Written problem -
Retype nothing but the lines from the start of the material up to and including the line with "-1871, -1953, -2023]". Pictures don't belong in the copy.

Data shown -
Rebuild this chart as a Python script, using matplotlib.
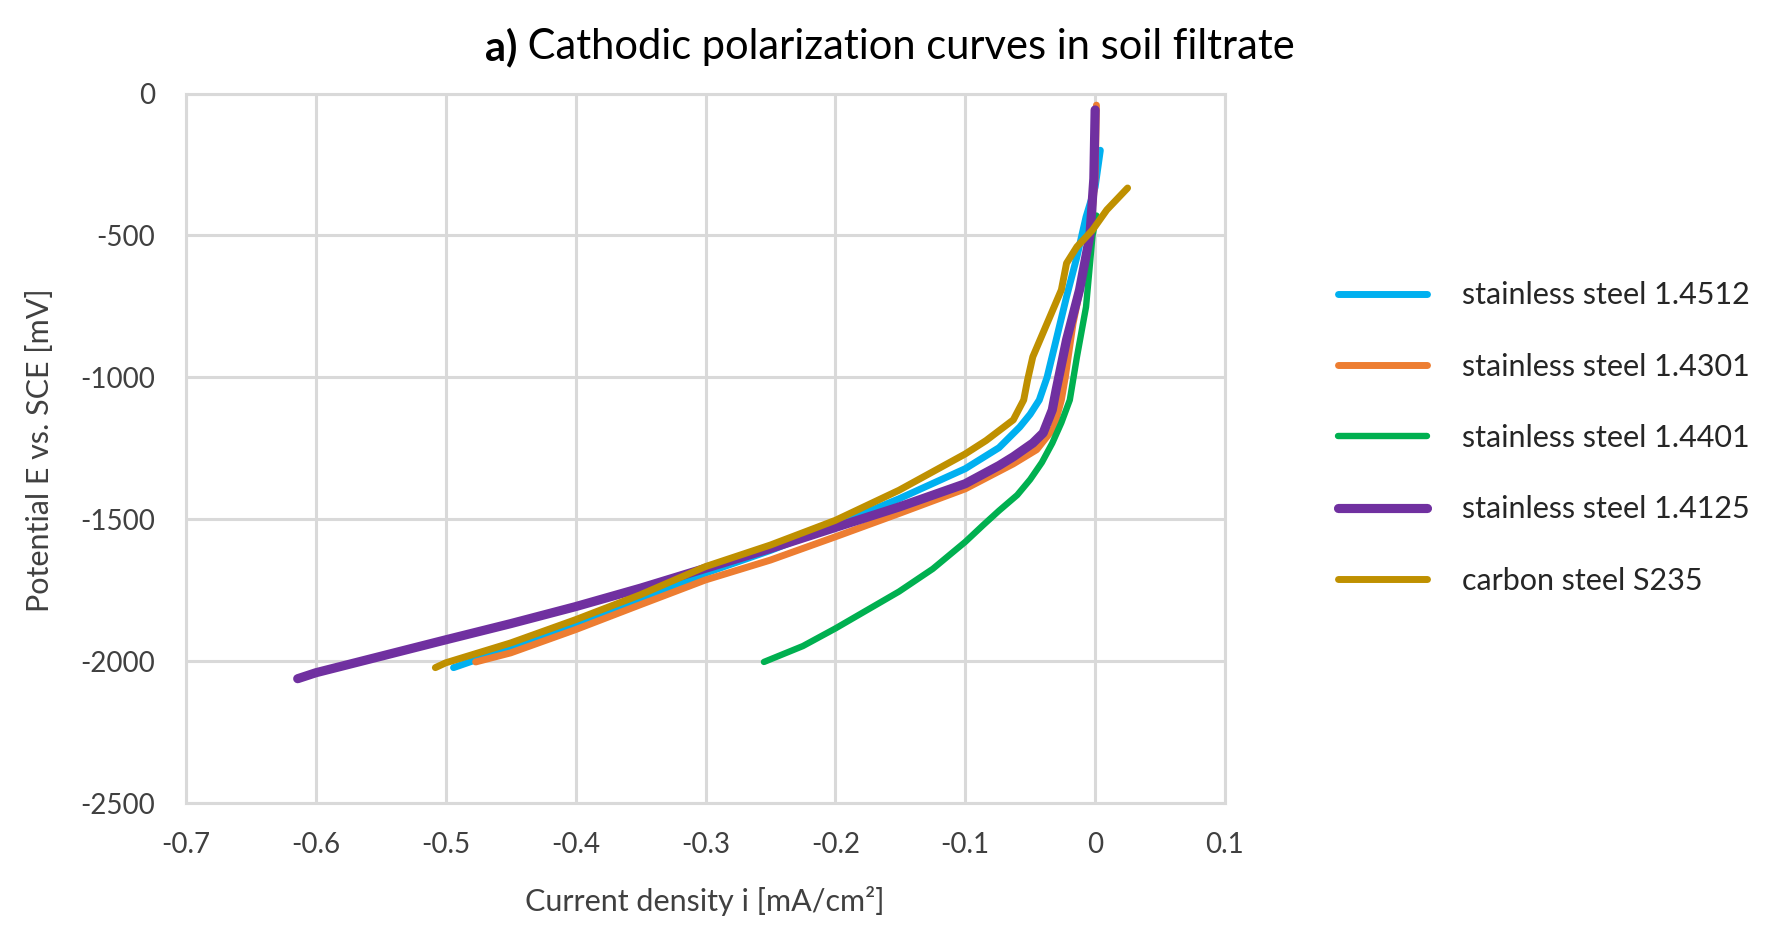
import matplotlib
matplotlib.use("Agg")
import matplotlib.pyplot as plt

# ---- data (current density mA/cm2, potential mV) ----
labels = ["stainless steel 1.4512", "stainless steel 1.4301", "stainless steel 1.4401",
          "stainless steel 1.4125", "carbon steel S235"]

x_1_4512 = [0.004, 0.0, -0.007, -0.014, -0.022, -0.030, -0.037, -0.043, -0.050, -0.058,
            -0.074, -0.100, -0.151, -0.200, -0.250, -0.300, -0.350, -0.400, -0.450, -0.494]
y_1_4512 = [-200, -330, -435, -575, -716, -868, -1000, -1080, -1130, -1175,
            -1248, -1322, -1428, -1521, -1610, -1690, -1784, -1871, -1953, -2023]

x_1_4301 = [0.001, 0.0, -0.004, -0.012, -0.017, -0.023, -0.026, -0.032, -0.045, -0.063,
            -0.100, -0.151, -0.200, -0.250, -0.300, -0.350, -0.400, -0.450, -0.477]
y_1_4301 = [-41, -300, -500, -700, -810, -1000, -1080, -1180, -1255, -1305,
            -1393, -1480, -1562, -1644, -1714, -1801, -1889, -1971, -2003]

x_1_4401 = [0.001, -0.002, -0.007, -0.014, -0.0195, -0.026, -0.033, -0.041, -0.050, -0.060,
            -0.074, -0.086, -0.100, -0.125, -0.151, -0.200, -0.225, -0.255]
y_1_4401 = [-430, -500, -752, -928, -1080, -1160, -1232, -1300, -1360, -1415,
            -1470, -1520, -1580, -1675, -1755, -1885, -1947, -2003]

x_1_4125 = [0.0, -0.001, -0.004, -0.012, -0.022, -0.030, -0.033, -0.040, -0.048, -0.063,
            -0.074, -0.100, -0.151, -0.200, -0.250, -0.300, -0.350, -0.400, -0.450, -0.500,
            -0.600, -0.614]
y_1_4125 = [-58, -300, -500, -692, -868, -1044, -1115, -1196, -1232, -1280,
            -1311, -1375, -1457, -1529, -1603, -1673, -1743, -1808, -1868, -1925,
            -2041, -2062]

x_S235 = [0.025, 0.009, -0.002, -0.014, -0.022, -0.026, -0.037, -0.048, -0.052, -0.055,
          -0.063, -0.084, -0.100, -0.151, -0.200, -0.250, -0.300, -0.350, -0.400, -0.450,
          -0.500, -0.508]
y_S235 = [-333, -410, -481, -540, -598, -692, -810, -928, -1009, -1080,
          -1150, -1223, -1270, -1398, -1504, -1591, -1667, -1766, -1854, -1936,
          -2006, -2023]

x_ticks = [-0.7, -0.6, -0.5, -0.4, -0.3, -0.2, -0.1, 0, 0.1]
x_ticklabels = ["-0.7", "-0.6", "-0.5", "-0.4", "-0.3", "-0.2", "-0.1", "0", "0.1"]
y_ticks = [0, -500, -1000, -1500, -2000, -2500]
y_ticklabels = ["0", "-500", "-1000", "-1500", "-2000", "-2500"]

colors = ["#00b0f0", "#ed7d31", "#00b050", "#7030a0", "#bf9000"]
widths = [5.0, 5.0, 4.6, 6.6, 5.0]

plt.rcParams['font.family'] = ['Lato', 'DejaVu Sans']

fig = plt.figure(figsize=(17.88, 9.43), dpi=100)
ax = fig.add_axes([186/1788, 1-803/943, (1225-186)/1788, (803-93.5)/943])

series = [(x_1_4512, y_1_4512), (x_1_4301, y_1_4301), (x_1_4401, y_1_4401),
          (x_1_4125, y_1_4125), (x_S235, y_S235)]
for (xs, ys), c, lw, lab in zip(series, colors, widths, labels):
    ax.plot(xs, ys, color=c, lw=lw, label=lab, solid_capstyle='round',
            solid_joinstyle='round')

ax.set_xlim(-0.7, 0.1)
ax.set_ylim(-2500, 0)
ax.set_xticks(x_ticks)
ax.set_xticklabels(x_ticklabels)
ax.set_yticks(y_ticks)
ax.set_yticklabels(y_ticklabels)
ax.grid(True, color="#d9d9d9", lw=2.2)
ax.set_axisbelow(True)
for s in ax.spines.values():
    s.set_color("#d9d9d9")
    s.set_linewidth(2.2)
ax.tick_params(length=0, labelsize=20, colors="#404040")
ax.tick_params(axis='x', pad=21)
ax.tick_params(axis='y', pad=22)

leg = ax.legend(loc='center left', bbox_to_anchor=(1338/1788, 1-438/943),
                bbox_transform=fig.transFigure, frameon=False, fontsize=22,
                handlelength=2.9, handletextpad=1.15, labelspacing=1.42,
                borderpad=0, borderaxespad=0)
for line in leg.get_lines():
    line.set_solid_capstyle('round')
for t in leg.get_texts():
    t.set_color("#262626")

fig.text(40/1788, 1-450/943, "Potential E vs. SCE [mV]", rotation=90,
         ha='center', va='center', fontsize=22, color="#404040")
fig.text(705/1788, 1-901/943, "Current density i [mA/cm²]",
         ha='center', va='center', fontsize=22, color="#404040")

# title: bold "a)" + regular text, centered together
t1 = fig.text(0, 1-47/943, "a)", fontsize=30, fontweight='bold', ha='left', va='center')
t2 = fig.text(0, 1-47/943, " Cathodic polarization curves in soil filtrate",
              fontsize=30, ha='left', va='center')
fig.canvas.draw()
r = fig.canvas.get_renderer()
w1 = t1.get_window_extent(r).width
w2 = t2.get_window_extent(r).width
cx = 890
start = cx - (w1 + w2) / 2
t1.set_x(start / 1788)
t2.set_x((start + w1) / 1788)

fig.savefig("out.png", dpi=100)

Output for this task -
Rebuild this chart as a Python script, using matplotlib.
import matplotlib
matplotlib.use("Agg")
import matplotlib.pyplot as plt

# ---- data (current density mA/cm2, potential mV) ----
labels = ["stainless steel 1.4512", "stainless steel 1.4301", "stainless steel 1.4401",
          "stainless steel 1.4125", "carbon steel S235"]

x_1_4512 = [0.004, 0.0, -0.007, -0.014, -0.022, -0.030, -0.037, -0.043, -0.050, -0.058,
            -0.074, -0.100, -0.151, -0.200, -0.250, -0.300, -0.350, -0.400, -0.450, -0.494]
y_1_4512 = [-200, -330, -435, -575, -716, -868, -1000, -1080, -1130, -1175,
            -1248, -1322, -1428, -1521, -1610, -1690, -1784, -1871, -1953, -2023]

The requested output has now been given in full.